- [Dataset excerpt]
════════════════════

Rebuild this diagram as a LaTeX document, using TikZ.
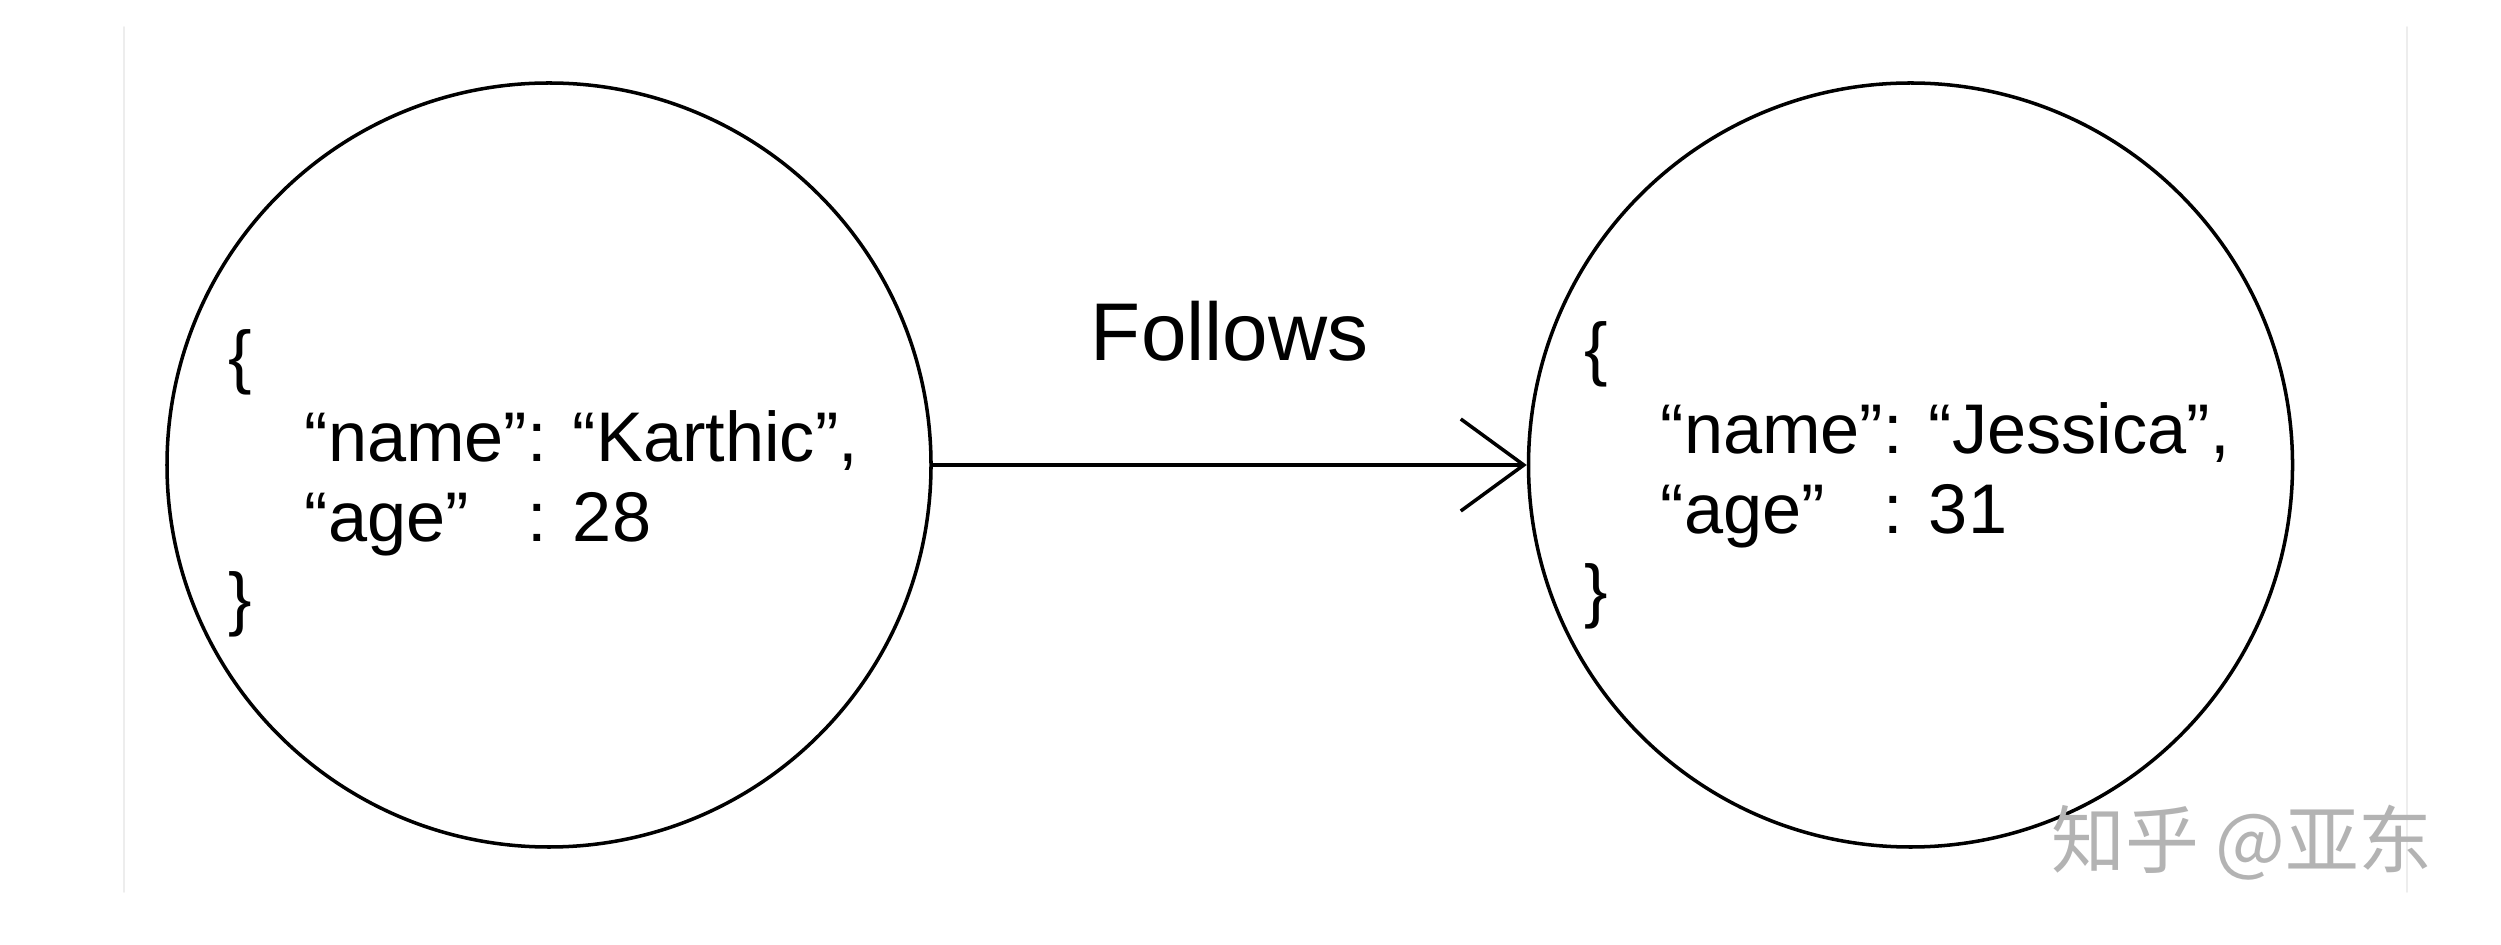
\documentclass[tikz,border=0pt]{standalone}
\usepackage{fontspec}
\setmainfont{Liberation Sans}
\newfontfamily\cjkfont{Noto Sans CJK SC}
\usetikzlibrary{arrows.meta}
\definecolor{markgray}{HTML}{B3B3B3}
\definecolor{framegray}{HTML}{EDEDED}
\begin{document}
\begin{tikzpicture}[line join=round, line cap=round, >={Straight Barb[length=6.3mm,width=9.2mm]}, line width=1pt]
\tikzset{record/.style={draw, circle, minimum size=7.64cm, inner sep=0pt},
  json/.style={align=left, anchor=base west, inner sep=0pt, font=\fontsize{20pt}{22.9pt}\selectfont}}
\useasboundingbox (0,0) rectangle (25.01,9.44);
\draw[framegray, line width=0.5pt] (1.24,0.52)--(1.24,9.17);
\draw[framegray, line width=0.5pt] (24.07,0.52)--(24.07,9.17);
% the two records
\node[record] (karthic) at (5.49,4.79) {};
\node[record] (jessica) at (19.105,4.79) {};
\node[json] (karthicdata) at ([shift={(-3.22,-1.57)}]karthic.center)
  {\{\\\hspace*{0.76cm}“name”: “Karthic”,\\\hspace*{0.76cm}“age”\ \ \ : 28\\\}};
\node[json] (jessicadata) at ([shift={(-3.275,-1.49)}]jessica.center)
  {\{\\\hspace*{0.76cm}“name”: “Jessica”,\\\hspace*{0.76cm}“age”\ \ \ : 31\\\}};
% the relation
\draw[->] (karthic.0.3) -- node[above=1.02cm, inner sep=0pt, font=\fontsize{23.3pt}{28pt}\selectfont] (follows) {Follows} (jessica.180.45);
\node[markgray, inner sep=0pt, font=\cjkfont\fontsize{21pt}{24pt}\selectfont] (watermark) at (22.42,1.01) {知乎 @亚东};
\end{tikzpicture}
\end{document}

════════════════════

- [The exercise]
Leaving the pictures aside, transcribe the entire listing exactly.

- [Expected answer]
Rebuild this diagram as a LaTeX document, using TikZ.
\documentclass[tikz,border=0pt]{standalone}
\usepackage{fontspec}
\setmainfont{Liberation Sans}
\newfontfamily\cjkfont{Noto Sans CJK SC}
\usetikzlibrary{arrows.meta}
\definecolor{markgray}{HTML}{B3B3B3}
\definecolor{framegray}{HTML}{EDEDED}
\begin{document}
\begin{tikzpicture}[line join=round, line cap=round, >={Straight Barb[length=6.3mm,width=9.2mm]}, line width=1pt]
\tikzset{record/.style={draw, circle, minimum size=7.64cm, inner sep=0pt},
  json/.style={align=left, anchor=base west, inner sep=0pt, font=\fontsize{20pt}{22.9pt}\selectfont}}
\useasboundingbox (0,0) rectangle (25.01,9.44);
\draw[framegray, line width=0.5pt] (1.24,0.52)--(1.24,9.17);
\draw[framegray, line width=0.5pt] (24.07,0.52)--(24.07,9.17);
% the two records
\node[record] (karthic) at (5.49,4.79) {};
\node[record] (jessica) at (19.105,4.79) {};
\node[json] (karthicdata) at ([shift={(-3.22,-1.57)}]karthic.center)
  {\{\\\hspace*{0.76cm}“name”: “Karthic”,\\\hspace*{0.76cm}“age”\ \ \ : 28\\\}};
\node[json] (jessicadata) at ([shift={(-3.275,-1.49)}]jessica.center)
  {\{\\\hspace*{0.76cm}“name”: “Jessica”,\\\hspace*{0.76cm}“age”\ \ \ : 31\\\}};
% the relation
\draw[->] (karthic.0.3) -- node[above=1.02cm, inner sep=0pt, font=\fontsize{23.3pt}{28pt}\selectfont] (follows) {Follows} (jessica.180.45);
\node[markgray, inner sep=0pt, font=\cjkfont\fontsize{21pt}{24pt}\selectfont] (watermark) at (22.42,1.01) {知乎 @亚东};
\end{tikzpicture}
\end{document}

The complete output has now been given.